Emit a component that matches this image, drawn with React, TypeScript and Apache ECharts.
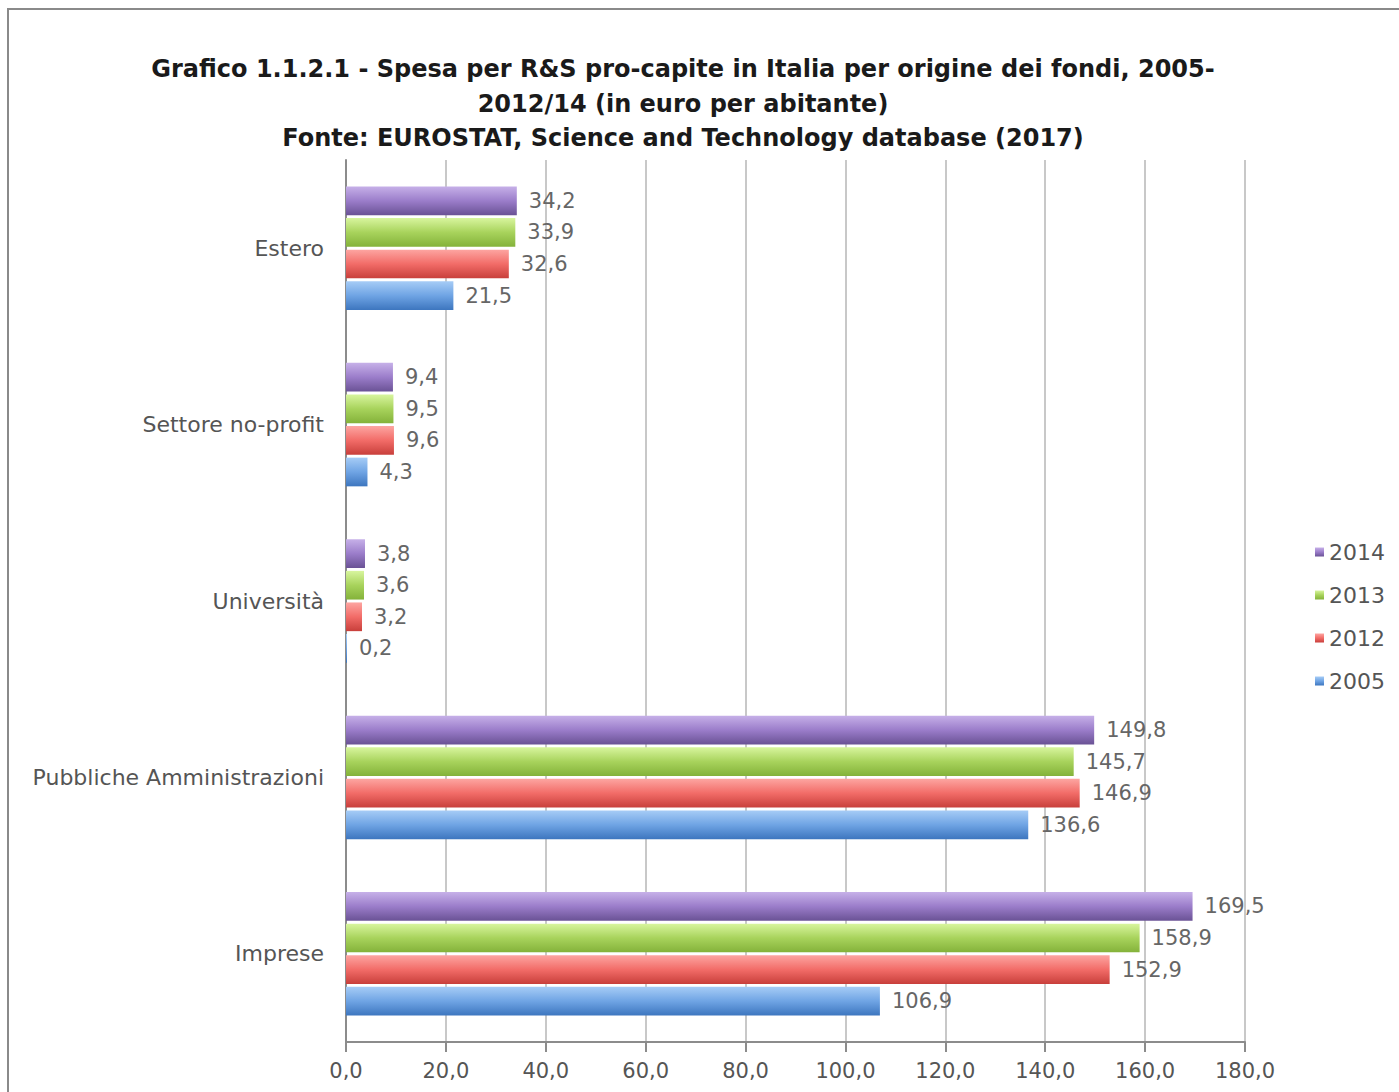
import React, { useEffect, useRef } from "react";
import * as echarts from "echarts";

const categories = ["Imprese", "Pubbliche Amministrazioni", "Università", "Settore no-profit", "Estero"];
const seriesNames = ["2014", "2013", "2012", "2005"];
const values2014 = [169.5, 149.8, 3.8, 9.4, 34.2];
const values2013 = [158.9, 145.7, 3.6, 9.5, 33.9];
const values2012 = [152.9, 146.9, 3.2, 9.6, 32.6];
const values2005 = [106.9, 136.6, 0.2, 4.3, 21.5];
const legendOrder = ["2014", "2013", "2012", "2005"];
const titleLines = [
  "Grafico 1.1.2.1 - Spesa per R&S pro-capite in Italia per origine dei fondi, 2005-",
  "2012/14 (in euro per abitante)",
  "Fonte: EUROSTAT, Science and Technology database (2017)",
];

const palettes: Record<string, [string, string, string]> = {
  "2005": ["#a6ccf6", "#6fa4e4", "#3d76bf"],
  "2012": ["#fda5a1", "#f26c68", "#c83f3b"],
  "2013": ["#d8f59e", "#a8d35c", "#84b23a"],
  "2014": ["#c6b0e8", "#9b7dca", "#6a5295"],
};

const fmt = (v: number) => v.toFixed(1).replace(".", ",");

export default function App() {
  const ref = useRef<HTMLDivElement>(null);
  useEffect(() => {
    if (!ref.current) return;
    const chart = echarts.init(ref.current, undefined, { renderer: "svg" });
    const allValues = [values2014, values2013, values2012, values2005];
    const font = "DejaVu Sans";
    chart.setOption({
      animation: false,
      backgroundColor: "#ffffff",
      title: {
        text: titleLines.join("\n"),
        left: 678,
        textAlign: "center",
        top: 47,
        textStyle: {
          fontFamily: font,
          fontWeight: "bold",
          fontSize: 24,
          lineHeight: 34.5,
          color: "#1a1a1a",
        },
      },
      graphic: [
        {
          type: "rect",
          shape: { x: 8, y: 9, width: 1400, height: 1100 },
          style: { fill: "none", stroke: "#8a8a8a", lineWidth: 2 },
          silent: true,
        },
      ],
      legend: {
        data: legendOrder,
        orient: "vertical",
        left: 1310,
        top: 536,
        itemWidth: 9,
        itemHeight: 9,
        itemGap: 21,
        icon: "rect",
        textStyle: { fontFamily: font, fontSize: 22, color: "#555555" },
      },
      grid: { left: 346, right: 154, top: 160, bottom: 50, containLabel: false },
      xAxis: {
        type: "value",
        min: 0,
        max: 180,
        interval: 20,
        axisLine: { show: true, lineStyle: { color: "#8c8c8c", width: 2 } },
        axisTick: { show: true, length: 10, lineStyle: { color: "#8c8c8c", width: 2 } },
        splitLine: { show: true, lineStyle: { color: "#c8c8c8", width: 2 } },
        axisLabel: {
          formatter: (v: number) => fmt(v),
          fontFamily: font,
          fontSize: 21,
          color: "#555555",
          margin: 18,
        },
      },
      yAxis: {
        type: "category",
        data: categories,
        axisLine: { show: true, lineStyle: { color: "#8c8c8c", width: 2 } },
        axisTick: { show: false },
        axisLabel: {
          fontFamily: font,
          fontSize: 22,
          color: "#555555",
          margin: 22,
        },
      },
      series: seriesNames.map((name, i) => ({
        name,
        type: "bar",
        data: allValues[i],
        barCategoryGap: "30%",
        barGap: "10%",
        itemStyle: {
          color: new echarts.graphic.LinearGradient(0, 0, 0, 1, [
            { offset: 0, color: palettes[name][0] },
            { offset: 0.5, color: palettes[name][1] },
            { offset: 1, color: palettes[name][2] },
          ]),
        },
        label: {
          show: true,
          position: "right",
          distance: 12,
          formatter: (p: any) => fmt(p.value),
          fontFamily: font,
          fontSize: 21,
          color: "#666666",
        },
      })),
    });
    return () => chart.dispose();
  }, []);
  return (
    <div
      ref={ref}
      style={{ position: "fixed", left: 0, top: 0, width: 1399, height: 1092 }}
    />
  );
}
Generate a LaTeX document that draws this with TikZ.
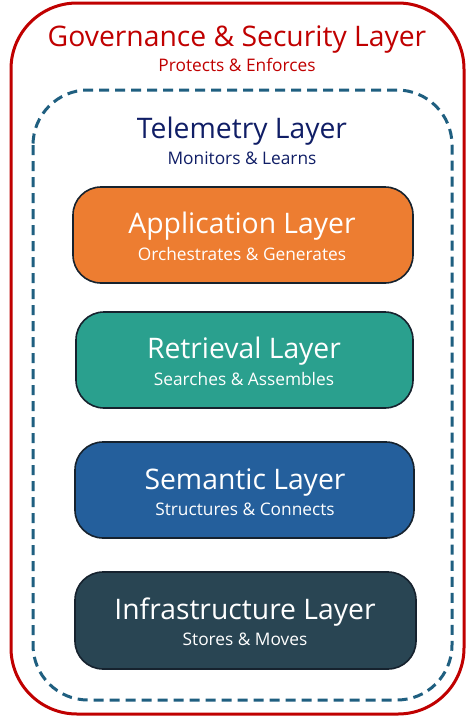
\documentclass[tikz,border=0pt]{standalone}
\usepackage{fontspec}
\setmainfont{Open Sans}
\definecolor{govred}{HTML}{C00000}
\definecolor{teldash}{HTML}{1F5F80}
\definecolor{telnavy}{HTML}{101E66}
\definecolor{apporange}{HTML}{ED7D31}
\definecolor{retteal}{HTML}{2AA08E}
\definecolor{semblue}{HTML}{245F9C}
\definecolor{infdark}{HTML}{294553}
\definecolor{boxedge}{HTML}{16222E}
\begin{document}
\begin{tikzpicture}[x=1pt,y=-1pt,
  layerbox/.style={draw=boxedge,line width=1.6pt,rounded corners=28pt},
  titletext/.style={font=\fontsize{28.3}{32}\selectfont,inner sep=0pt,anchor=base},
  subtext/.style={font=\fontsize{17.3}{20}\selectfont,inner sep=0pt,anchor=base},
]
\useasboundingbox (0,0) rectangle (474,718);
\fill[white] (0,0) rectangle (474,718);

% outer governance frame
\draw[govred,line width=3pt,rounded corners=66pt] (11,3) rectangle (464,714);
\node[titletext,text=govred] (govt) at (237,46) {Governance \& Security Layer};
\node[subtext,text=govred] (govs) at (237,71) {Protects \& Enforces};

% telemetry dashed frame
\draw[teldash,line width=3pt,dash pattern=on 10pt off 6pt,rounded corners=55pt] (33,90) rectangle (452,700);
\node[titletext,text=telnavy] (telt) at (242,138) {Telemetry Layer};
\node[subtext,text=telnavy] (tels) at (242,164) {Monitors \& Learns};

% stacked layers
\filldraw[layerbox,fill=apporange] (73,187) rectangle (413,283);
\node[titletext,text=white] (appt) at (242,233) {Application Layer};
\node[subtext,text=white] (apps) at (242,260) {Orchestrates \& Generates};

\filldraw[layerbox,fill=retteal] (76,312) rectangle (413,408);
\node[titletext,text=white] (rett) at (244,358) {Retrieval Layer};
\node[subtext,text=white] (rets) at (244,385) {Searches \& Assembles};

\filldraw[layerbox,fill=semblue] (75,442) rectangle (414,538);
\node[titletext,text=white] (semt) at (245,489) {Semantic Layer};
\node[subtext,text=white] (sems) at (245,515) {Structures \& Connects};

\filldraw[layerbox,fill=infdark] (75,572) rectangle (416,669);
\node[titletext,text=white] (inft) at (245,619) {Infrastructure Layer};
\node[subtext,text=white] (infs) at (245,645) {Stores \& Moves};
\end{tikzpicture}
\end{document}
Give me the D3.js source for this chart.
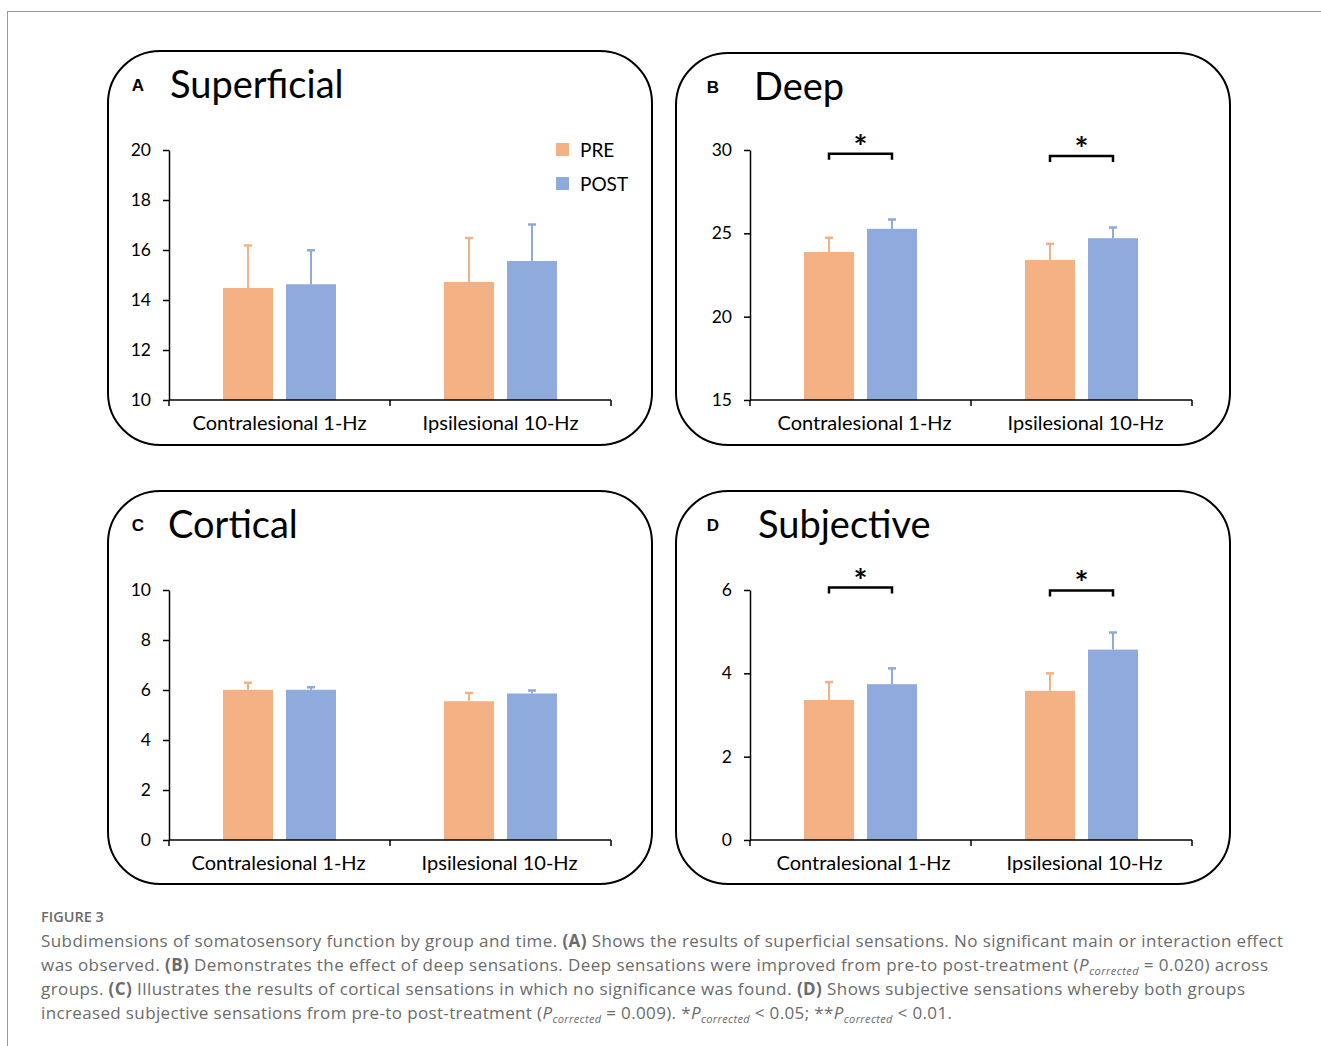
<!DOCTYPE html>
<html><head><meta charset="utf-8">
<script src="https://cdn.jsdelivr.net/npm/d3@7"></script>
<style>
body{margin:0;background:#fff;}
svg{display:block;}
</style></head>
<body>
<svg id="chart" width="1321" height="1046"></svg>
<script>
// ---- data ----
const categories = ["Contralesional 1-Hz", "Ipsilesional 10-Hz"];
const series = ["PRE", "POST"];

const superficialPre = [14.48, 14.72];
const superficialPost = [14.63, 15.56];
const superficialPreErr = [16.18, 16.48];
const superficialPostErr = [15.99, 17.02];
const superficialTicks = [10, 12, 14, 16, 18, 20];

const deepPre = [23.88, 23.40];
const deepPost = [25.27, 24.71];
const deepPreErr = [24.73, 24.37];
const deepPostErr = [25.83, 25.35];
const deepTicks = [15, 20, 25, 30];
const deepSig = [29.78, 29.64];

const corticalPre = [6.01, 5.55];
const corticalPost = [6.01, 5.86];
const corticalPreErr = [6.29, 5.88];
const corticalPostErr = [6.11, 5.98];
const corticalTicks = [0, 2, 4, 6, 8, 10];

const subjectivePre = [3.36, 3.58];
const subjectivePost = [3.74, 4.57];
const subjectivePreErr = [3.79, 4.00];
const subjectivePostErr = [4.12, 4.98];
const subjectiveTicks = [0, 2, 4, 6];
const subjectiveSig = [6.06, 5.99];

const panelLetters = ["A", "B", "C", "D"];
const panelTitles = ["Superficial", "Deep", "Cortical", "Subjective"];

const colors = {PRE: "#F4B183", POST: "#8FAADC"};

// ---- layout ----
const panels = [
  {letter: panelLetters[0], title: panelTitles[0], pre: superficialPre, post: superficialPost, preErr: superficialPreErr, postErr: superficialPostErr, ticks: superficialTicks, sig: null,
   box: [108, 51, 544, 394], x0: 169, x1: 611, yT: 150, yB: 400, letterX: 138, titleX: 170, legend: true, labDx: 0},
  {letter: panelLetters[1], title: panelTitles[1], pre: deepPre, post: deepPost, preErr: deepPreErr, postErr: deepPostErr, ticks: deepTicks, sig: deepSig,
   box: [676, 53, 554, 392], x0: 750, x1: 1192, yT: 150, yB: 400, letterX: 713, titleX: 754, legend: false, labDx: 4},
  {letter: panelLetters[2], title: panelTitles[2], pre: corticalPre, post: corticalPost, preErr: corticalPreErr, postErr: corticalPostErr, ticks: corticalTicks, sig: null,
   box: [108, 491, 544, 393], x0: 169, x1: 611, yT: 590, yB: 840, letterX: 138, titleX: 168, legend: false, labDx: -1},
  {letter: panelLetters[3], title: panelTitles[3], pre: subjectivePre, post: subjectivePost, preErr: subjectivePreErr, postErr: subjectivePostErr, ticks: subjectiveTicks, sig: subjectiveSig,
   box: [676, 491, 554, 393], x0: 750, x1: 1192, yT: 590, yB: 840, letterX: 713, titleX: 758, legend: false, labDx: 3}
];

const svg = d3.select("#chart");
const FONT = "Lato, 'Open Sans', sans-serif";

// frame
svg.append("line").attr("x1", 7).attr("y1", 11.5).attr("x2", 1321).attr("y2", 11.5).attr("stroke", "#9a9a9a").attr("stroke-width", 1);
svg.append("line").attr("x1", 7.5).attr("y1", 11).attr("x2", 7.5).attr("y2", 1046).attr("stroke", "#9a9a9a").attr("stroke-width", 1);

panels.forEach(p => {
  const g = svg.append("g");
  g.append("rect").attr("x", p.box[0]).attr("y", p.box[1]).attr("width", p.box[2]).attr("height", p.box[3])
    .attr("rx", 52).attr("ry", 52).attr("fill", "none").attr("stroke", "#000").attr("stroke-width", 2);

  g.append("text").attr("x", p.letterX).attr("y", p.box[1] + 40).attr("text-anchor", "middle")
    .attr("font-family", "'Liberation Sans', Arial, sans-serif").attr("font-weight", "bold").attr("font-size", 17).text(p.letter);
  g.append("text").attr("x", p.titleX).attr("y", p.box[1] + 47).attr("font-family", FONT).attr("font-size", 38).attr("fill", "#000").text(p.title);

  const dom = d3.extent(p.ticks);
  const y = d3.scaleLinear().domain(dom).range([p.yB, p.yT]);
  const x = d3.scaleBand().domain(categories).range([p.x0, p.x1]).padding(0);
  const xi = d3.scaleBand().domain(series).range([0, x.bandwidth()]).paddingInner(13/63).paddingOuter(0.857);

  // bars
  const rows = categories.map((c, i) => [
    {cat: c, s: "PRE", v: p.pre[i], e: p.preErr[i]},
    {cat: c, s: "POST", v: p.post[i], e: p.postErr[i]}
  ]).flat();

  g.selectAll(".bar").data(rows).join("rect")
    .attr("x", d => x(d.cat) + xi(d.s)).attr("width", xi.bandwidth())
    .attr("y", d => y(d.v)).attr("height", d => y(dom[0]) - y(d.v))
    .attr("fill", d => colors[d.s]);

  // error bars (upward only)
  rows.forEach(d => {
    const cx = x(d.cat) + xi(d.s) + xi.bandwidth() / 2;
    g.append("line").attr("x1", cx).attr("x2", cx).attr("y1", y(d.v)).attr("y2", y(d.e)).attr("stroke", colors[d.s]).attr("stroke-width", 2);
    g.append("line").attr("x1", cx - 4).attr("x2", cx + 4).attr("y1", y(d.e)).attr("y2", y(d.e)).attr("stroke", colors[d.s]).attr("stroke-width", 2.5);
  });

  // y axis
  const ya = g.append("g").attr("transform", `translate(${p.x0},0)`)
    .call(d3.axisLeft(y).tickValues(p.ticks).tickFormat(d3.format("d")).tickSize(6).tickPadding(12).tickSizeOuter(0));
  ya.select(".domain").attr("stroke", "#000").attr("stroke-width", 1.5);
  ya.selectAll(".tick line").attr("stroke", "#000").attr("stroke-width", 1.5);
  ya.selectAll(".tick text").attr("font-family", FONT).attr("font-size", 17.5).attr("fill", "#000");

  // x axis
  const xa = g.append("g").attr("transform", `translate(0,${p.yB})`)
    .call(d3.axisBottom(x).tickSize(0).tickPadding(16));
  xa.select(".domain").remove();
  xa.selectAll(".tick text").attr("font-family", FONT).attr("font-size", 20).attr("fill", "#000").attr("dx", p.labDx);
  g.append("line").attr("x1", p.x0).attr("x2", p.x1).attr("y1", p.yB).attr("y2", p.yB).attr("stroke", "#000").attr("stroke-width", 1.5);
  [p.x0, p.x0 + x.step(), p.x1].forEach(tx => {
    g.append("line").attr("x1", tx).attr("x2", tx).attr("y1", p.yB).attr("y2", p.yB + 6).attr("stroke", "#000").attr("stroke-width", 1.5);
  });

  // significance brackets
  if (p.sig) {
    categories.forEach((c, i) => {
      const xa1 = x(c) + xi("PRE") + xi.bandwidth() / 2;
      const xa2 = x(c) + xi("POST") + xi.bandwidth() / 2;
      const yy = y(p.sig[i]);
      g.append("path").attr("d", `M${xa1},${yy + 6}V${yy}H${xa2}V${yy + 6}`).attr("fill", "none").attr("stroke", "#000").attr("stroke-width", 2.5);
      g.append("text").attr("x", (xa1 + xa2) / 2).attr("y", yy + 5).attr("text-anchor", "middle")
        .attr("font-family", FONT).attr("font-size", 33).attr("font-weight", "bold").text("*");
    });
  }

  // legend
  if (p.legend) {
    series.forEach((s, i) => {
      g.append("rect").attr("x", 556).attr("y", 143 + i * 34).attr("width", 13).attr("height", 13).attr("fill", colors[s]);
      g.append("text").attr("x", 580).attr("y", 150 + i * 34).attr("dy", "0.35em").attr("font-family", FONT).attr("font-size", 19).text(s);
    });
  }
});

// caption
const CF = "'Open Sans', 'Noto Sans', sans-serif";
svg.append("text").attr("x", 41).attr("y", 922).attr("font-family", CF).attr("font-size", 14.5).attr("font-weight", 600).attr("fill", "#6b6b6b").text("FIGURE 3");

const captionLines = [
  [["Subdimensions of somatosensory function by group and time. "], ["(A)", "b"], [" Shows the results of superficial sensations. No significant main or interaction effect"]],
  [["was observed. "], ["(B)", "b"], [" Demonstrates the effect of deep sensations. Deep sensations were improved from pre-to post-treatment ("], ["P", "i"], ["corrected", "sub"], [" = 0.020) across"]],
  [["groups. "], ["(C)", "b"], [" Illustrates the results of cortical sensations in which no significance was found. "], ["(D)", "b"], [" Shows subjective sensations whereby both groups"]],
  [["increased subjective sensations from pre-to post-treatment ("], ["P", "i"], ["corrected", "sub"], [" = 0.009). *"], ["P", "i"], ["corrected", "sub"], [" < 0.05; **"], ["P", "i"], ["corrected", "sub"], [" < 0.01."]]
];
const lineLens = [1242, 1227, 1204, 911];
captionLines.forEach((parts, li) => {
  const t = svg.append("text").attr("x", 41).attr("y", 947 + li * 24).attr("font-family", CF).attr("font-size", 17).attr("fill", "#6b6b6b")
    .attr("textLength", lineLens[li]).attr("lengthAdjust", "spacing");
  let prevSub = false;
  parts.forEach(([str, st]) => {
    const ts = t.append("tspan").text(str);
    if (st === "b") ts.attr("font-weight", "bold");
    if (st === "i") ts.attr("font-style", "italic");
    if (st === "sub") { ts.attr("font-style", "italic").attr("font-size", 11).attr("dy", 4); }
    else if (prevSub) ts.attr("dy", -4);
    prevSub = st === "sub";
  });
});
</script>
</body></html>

☆ ☆ ☆ ☆

■ **Stated exercise**
Pictures stay out. Repeat only the lines from the beginning of the data through the line that has "import * as".

■ **Task answer**
Emit a component that matches this image, drawn with React, TypeScript and Apache ECharts.
import React, { useEffect, useRef } from "react";
import * as echarts from "echarts";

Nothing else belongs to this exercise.